TASK → Examine the material below. Gather every line in which the string "this" appears.

THE INPUT →
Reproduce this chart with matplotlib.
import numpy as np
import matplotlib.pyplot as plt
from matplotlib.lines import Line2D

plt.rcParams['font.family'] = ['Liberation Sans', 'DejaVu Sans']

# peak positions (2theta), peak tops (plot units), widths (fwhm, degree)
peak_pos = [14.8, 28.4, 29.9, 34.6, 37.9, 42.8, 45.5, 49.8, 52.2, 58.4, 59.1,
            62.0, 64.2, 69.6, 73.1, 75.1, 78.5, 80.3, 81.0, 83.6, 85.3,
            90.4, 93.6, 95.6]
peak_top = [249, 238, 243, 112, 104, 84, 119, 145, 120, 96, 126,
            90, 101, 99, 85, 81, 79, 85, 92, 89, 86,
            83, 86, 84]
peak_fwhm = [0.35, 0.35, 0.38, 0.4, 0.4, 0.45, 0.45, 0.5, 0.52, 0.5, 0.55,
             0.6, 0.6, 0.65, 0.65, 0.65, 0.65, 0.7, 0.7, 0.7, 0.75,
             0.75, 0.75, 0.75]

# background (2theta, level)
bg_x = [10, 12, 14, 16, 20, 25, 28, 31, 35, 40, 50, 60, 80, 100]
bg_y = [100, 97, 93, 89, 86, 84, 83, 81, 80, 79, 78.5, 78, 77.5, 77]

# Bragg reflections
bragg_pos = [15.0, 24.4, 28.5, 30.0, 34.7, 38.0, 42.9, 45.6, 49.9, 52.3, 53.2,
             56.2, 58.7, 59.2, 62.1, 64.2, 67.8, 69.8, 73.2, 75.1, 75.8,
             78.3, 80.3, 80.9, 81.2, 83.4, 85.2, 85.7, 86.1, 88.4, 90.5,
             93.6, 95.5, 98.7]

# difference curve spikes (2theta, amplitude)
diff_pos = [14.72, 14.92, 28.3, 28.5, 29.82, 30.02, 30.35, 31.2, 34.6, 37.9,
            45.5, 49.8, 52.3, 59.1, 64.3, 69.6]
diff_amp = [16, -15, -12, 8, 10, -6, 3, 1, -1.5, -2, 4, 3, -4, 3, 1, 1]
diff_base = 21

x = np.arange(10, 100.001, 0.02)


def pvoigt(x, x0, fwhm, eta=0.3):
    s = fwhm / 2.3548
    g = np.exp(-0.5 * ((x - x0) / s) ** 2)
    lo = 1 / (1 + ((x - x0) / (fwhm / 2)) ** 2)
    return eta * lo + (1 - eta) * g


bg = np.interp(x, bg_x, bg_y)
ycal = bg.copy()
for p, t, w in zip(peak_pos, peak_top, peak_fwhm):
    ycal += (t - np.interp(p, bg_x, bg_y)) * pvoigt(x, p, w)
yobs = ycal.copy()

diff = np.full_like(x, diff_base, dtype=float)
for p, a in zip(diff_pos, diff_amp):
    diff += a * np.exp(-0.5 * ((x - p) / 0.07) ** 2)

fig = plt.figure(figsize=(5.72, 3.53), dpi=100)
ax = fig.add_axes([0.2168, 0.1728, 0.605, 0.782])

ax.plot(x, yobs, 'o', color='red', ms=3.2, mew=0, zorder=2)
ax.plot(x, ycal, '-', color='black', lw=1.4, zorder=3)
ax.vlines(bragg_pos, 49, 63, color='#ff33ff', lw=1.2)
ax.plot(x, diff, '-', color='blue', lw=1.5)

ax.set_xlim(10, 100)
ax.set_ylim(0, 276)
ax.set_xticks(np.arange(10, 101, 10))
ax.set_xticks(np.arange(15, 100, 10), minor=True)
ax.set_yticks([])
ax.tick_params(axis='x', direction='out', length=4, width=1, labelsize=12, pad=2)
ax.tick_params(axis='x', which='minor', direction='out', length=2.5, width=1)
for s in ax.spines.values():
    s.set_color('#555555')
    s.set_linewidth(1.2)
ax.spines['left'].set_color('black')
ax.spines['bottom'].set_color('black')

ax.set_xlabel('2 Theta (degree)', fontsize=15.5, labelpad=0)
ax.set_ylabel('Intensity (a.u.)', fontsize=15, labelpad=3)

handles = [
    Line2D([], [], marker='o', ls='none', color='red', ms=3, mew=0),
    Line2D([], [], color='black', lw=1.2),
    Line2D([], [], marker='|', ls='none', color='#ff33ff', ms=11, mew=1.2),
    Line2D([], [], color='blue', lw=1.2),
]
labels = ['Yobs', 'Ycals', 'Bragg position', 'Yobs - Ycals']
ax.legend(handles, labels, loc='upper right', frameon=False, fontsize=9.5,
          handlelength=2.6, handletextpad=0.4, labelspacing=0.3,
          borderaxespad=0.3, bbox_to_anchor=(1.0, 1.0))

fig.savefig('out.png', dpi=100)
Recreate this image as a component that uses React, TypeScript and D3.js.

RESPONSE →
Reproduce this chart with matplotlib.
Recreate this image as a component that uses React, TypeScript and D3.js.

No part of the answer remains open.